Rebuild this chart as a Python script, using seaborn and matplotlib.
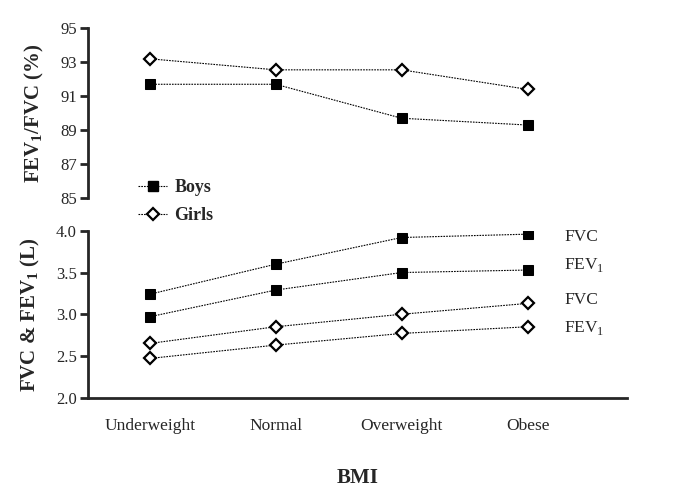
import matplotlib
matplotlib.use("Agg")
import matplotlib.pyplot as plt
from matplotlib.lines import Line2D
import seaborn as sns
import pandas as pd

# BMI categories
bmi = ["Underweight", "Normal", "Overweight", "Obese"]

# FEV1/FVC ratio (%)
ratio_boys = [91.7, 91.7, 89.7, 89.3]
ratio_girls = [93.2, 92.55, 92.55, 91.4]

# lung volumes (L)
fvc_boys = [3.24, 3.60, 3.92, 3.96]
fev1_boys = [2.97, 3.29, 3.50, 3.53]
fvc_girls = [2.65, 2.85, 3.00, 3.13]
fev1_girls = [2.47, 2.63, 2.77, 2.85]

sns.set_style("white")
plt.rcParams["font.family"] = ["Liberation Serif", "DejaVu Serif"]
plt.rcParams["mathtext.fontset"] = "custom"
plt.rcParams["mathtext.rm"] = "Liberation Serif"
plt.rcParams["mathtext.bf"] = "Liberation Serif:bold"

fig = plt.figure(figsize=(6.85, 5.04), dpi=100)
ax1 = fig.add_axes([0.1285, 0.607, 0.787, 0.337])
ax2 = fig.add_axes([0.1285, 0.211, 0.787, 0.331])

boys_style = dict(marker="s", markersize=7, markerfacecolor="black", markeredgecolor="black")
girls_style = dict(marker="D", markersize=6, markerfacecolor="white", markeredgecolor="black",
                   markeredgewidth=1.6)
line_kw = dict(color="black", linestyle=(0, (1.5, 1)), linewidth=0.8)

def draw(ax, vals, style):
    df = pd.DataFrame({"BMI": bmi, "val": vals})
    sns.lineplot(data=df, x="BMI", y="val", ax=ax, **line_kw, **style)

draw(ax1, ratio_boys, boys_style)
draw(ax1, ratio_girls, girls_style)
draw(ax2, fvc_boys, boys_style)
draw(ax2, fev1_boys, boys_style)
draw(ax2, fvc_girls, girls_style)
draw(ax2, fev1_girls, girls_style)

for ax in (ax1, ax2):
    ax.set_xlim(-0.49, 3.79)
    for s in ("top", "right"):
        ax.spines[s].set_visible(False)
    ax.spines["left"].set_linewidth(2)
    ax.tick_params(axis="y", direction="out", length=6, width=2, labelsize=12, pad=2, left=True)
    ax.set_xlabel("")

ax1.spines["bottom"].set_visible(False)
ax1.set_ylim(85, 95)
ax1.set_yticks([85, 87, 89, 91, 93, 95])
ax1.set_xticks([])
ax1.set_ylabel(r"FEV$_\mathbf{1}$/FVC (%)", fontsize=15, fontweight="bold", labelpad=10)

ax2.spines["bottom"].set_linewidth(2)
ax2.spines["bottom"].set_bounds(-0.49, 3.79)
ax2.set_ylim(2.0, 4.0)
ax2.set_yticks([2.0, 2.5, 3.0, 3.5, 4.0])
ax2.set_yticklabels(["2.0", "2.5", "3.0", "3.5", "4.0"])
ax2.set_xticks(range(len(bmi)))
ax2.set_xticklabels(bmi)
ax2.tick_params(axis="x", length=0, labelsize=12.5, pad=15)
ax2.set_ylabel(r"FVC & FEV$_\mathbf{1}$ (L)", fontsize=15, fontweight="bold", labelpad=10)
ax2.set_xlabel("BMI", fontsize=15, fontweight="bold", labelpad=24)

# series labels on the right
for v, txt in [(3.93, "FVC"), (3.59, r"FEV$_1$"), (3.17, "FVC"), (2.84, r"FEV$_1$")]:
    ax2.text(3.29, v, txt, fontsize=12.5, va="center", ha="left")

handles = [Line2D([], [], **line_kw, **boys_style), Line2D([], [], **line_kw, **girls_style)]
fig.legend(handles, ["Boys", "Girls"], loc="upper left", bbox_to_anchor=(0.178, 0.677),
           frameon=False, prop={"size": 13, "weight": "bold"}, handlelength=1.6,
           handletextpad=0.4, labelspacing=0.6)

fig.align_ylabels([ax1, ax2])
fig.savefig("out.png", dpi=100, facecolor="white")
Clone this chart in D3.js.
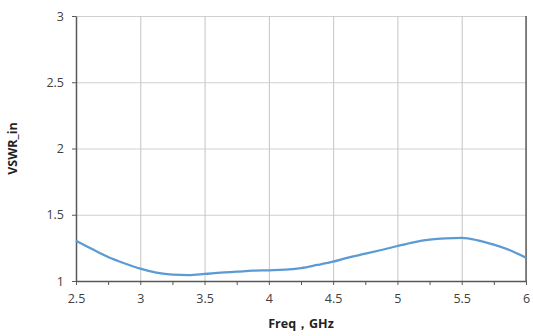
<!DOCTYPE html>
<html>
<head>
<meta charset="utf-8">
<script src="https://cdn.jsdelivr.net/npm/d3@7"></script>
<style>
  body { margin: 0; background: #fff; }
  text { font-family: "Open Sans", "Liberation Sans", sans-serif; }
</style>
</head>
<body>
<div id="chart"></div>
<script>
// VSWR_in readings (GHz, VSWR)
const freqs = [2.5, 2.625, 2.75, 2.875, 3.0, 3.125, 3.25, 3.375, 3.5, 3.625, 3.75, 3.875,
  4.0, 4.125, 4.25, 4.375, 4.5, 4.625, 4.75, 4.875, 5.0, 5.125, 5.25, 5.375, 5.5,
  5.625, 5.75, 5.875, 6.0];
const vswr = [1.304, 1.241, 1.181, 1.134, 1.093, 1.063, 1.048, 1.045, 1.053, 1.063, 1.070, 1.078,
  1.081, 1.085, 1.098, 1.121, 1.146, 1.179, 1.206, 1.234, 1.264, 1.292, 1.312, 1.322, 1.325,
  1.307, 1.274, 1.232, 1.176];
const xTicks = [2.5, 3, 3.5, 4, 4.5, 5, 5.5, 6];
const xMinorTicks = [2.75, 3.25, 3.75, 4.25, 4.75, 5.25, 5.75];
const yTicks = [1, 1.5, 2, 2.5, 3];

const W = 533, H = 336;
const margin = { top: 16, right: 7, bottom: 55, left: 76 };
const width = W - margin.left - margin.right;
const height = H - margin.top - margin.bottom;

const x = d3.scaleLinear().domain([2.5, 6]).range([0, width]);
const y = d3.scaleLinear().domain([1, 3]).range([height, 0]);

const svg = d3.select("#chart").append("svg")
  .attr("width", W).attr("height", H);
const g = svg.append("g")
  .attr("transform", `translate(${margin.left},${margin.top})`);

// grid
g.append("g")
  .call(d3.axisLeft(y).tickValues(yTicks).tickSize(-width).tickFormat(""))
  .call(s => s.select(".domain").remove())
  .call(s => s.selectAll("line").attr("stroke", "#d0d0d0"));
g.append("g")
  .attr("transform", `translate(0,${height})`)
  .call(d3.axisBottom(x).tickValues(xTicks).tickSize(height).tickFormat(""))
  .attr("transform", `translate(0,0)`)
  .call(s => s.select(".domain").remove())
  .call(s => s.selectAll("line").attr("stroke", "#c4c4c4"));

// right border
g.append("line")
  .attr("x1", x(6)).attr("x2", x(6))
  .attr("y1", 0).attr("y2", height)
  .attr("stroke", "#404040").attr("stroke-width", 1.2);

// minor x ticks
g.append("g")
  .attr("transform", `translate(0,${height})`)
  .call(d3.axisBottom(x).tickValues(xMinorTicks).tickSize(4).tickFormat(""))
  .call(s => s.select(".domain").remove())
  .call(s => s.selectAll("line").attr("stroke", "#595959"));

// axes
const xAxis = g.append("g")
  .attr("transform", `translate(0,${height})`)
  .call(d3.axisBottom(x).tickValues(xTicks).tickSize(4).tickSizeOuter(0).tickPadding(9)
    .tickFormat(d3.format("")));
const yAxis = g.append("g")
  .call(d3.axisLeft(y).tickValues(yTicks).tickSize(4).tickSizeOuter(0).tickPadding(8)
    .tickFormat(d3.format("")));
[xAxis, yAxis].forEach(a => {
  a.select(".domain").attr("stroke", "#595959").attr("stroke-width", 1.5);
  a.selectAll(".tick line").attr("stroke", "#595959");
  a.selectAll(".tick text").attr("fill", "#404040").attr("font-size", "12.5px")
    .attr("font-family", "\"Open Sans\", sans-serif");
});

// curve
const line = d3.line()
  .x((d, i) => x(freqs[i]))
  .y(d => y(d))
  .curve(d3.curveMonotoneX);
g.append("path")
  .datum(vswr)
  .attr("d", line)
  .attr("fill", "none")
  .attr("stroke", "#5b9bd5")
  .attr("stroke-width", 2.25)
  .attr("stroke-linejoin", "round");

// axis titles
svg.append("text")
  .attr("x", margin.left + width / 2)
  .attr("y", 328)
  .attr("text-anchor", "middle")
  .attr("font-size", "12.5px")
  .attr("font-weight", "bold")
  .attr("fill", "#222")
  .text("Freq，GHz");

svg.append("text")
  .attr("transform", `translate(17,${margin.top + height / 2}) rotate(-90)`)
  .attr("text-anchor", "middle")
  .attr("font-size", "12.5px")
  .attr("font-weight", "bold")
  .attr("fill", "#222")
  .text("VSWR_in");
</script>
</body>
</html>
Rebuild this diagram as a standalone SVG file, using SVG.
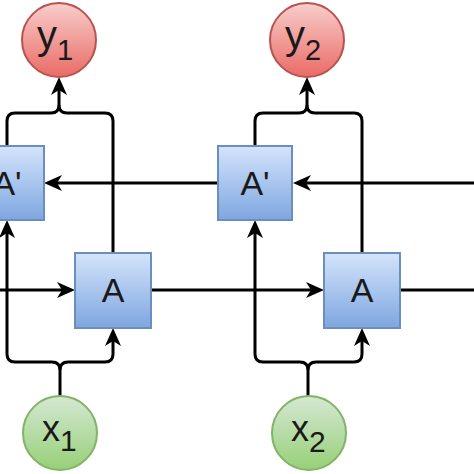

◇ ◇ ◇ ◇ ◇

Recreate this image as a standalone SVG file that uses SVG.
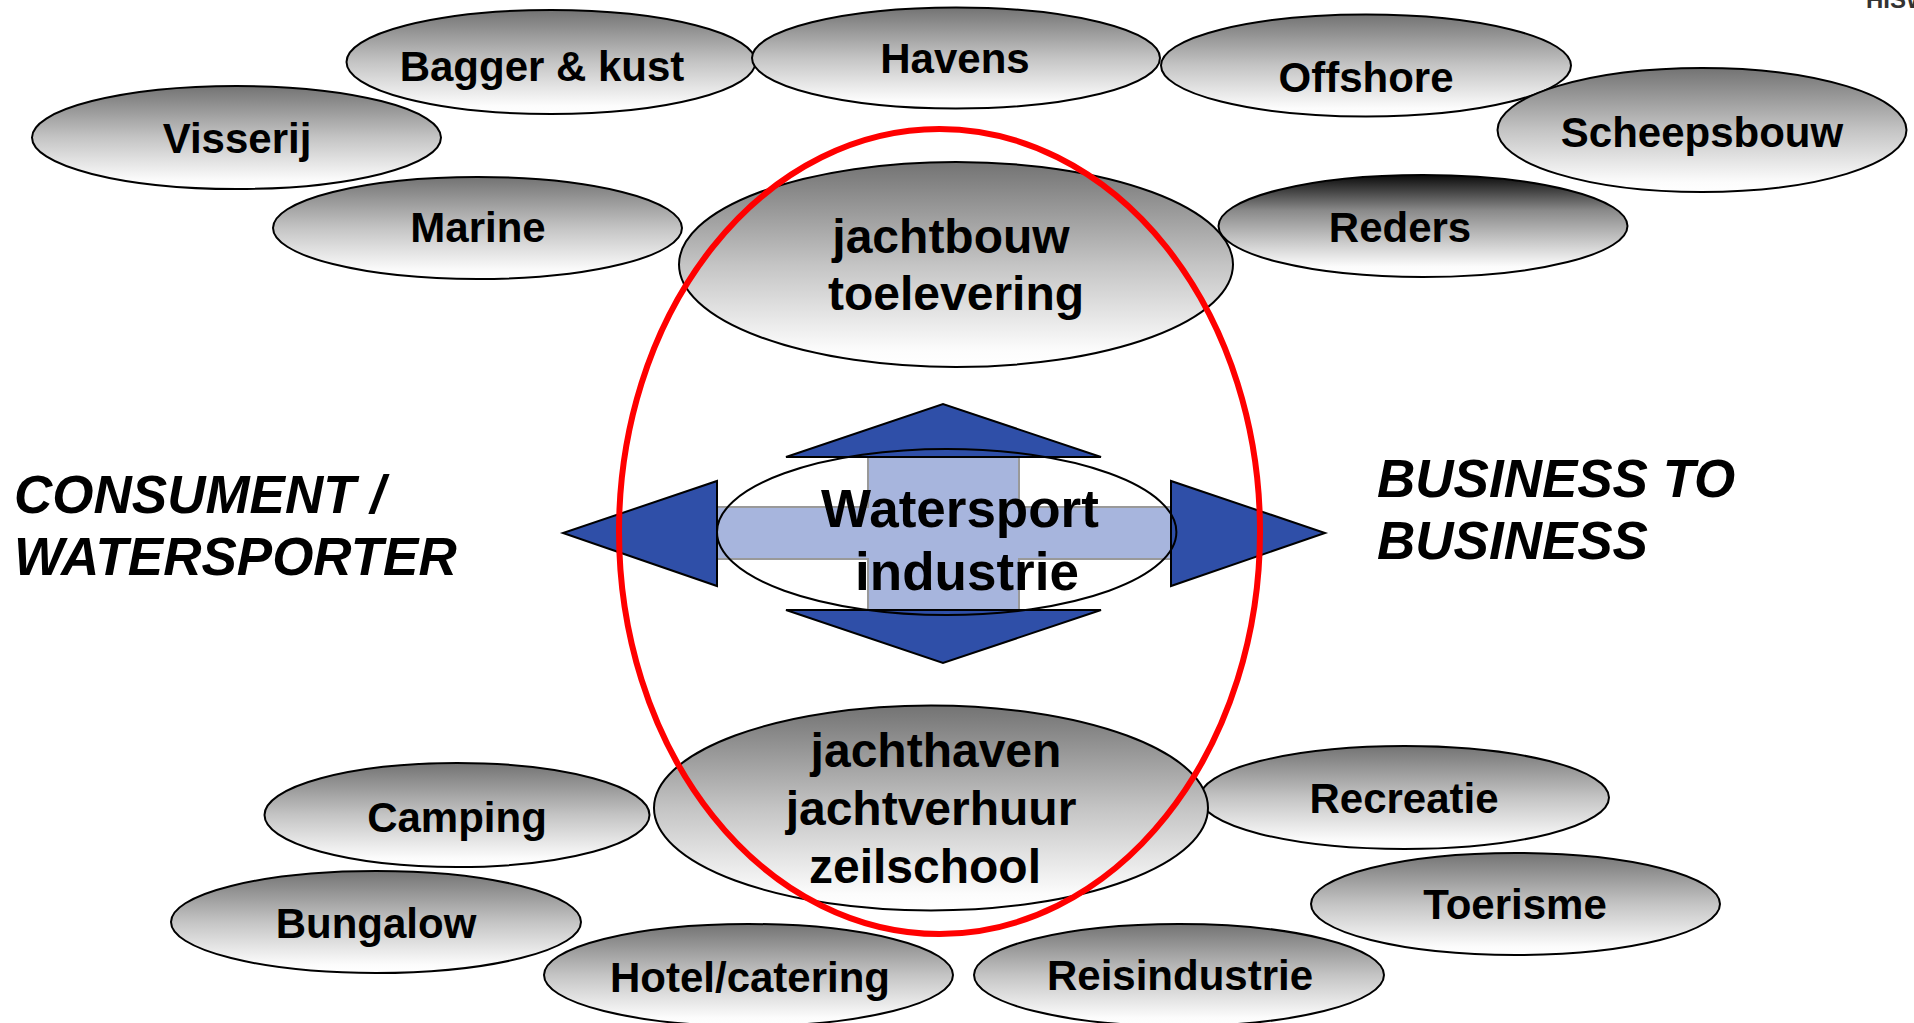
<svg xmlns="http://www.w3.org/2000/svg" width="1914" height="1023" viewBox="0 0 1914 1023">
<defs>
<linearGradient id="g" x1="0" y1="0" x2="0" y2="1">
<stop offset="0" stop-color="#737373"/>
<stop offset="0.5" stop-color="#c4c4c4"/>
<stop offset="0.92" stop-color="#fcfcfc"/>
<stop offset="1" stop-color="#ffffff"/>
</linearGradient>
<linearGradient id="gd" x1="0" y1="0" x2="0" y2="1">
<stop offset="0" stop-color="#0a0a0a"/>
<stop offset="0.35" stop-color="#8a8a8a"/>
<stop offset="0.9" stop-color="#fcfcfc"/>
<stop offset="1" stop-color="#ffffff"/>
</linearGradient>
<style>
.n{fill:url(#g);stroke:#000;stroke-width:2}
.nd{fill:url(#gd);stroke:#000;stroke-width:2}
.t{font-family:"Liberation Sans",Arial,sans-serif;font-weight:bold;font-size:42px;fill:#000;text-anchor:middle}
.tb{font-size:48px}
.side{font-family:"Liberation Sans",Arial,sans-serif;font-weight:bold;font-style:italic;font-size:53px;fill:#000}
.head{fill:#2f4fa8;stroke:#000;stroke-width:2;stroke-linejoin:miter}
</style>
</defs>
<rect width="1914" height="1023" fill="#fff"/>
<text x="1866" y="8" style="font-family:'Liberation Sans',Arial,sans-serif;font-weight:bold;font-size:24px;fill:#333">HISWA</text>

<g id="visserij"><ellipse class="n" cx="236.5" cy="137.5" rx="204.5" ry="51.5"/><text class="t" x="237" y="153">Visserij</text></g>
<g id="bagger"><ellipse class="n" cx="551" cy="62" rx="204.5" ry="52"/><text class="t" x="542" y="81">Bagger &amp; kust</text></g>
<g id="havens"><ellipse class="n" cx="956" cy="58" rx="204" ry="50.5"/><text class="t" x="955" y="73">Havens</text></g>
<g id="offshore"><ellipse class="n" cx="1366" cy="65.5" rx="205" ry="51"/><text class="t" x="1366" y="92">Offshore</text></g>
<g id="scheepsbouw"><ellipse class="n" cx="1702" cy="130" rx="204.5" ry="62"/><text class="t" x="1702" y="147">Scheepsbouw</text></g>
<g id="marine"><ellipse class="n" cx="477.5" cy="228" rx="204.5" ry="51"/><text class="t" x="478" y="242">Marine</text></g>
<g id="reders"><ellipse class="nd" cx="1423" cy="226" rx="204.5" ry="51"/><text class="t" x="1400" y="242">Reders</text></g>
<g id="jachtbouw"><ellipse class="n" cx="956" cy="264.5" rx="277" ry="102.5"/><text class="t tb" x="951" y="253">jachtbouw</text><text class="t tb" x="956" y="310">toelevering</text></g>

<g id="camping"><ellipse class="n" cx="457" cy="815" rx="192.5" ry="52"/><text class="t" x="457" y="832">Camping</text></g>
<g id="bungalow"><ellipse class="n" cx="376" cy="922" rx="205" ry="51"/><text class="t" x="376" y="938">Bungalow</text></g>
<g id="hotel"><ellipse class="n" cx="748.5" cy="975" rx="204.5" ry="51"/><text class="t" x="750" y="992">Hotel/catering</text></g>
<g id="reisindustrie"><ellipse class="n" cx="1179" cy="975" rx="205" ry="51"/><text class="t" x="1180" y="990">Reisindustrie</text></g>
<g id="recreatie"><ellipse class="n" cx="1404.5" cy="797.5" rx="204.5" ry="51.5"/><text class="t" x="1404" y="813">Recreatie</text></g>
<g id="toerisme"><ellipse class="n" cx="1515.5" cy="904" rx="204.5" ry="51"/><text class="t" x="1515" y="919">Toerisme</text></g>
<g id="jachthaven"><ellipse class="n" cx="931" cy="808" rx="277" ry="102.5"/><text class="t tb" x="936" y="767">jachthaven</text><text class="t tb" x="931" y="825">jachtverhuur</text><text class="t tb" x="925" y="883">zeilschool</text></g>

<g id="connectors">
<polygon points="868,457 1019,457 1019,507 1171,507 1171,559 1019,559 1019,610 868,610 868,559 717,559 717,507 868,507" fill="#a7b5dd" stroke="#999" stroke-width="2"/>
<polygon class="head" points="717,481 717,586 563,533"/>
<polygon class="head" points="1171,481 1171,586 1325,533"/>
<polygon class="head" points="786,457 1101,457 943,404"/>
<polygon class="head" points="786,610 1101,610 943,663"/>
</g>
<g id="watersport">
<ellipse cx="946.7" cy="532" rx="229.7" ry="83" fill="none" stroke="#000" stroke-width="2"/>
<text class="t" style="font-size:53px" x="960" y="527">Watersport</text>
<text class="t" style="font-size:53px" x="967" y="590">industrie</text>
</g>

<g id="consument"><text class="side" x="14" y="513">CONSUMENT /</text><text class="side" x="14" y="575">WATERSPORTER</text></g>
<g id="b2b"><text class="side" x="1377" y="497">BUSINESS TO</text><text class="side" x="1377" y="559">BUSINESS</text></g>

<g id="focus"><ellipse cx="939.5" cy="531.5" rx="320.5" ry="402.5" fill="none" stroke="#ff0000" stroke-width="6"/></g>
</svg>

◇ ◇ ◇ ◇ ◇

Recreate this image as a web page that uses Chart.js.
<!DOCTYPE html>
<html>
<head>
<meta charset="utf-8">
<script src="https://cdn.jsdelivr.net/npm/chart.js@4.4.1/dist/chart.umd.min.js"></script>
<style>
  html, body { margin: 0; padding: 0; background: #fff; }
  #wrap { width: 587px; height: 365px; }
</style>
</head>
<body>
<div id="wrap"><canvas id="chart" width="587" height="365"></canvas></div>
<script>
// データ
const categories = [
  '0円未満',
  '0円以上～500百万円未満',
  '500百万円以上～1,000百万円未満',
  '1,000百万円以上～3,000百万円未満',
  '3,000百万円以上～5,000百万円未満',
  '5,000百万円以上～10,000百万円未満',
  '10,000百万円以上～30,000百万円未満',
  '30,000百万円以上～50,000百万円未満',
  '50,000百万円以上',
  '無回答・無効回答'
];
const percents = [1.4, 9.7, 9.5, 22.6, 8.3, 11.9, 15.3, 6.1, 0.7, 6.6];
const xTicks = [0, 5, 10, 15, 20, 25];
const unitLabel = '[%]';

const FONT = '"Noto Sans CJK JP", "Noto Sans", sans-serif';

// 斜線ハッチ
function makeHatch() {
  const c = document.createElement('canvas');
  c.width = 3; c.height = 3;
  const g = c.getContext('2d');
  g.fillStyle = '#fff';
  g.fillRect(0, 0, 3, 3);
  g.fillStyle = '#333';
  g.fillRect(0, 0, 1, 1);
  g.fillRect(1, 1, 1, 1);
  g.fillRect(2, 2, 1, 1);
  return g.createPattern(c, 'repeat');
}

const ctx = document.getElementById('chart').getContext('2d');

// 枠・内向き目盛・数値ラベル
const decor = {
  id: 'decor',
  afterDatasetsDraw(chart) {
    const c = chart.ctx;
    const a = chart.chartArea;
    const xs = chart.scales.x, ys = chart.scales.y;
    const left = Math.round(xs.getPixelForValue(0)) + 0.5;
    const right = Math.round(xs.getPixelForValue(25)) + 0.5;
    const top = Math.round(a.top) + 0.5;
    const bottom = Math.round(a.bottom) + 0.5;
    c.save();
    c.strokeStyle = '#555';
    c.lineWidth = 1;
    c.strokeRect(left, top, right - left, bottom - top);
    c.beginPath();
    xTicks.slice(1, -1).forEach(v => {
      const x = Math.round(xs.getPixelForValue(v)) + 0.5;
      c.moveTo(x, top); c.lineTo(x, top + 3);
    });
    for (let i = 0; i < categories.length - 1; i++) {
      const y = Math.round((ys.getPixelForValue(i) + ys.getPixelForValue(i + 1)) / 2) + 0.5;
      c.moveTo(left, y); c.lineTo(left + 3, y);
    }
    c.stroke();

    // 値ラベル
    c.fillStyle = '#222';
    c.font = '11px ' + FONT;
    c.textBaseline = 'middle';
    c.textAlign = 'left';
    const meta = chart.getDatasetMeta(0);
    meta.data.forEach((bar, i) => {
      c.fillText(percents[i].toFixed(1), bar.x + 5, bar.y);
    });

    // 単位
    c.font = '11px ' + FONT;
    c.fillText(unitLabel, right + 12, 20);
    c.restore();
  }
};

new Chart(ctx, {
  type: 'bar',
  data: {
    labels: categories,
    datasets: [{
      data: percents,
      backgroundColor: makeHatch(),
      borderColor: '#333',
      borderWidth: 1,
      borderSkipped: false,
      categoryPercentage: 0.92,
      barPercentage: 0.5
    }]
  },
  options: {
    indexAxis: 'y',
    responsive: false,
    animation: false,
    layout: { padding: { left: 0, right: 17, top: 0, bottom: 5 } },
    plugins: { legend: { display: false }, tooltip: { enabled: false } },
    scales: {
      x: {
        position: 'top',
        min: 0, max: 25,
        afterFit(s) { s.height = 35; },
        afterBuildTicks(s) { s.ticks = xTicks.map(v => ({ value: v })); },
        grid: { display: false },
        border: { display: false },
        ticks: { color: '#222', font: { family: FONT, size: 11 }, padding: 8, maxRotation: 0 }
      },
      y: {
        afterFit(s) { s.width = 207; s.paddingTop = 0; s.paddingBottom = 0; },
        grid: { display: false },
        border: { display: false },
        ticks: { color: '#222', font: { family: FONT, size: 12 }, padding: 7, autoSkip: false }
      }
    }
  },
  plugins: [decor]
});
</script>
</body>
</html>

◇ ◇ ◇ ◇ ◇

SET TASK:
Using the entries above, reproduce word for word only the lines from the one that contains "Rebuild this chart" to the one that contains "fev1_girls = [2.47, 2.63, 2.77, 2.85]", both ends included, and drop every picture.

FINISHED TASK:
Rebuild this chart as a Python script, using seaborn and matplotlib.
import matplotlib
matplotlib.use("Agg")
import matplotlib.pyplot as plt
from matplotlib.lines import Line2D
import seaborn as sns
import pandas as pd

# BMI categories
bmi = ["Underweight", "Normal", "Overweight", "Obese"]

# FEV1/FVC ratio (%)
ratio_boys = [91.7, 91.7, 89.7, 89.3]
ratio_girls = [93.2, 92.55, 92.55, 91.4]

# lung volumes (L)
fvc_boys = [3.24, 3.60, 3.92, 3.96]
fev1_boys = [2.97, 3.29, 3.50, 3.53]
fvc_girls = [2.65, 2.85, 3.00, 3.13]
fev1_girls = [2.47, 2.63, 2.77, 2.85]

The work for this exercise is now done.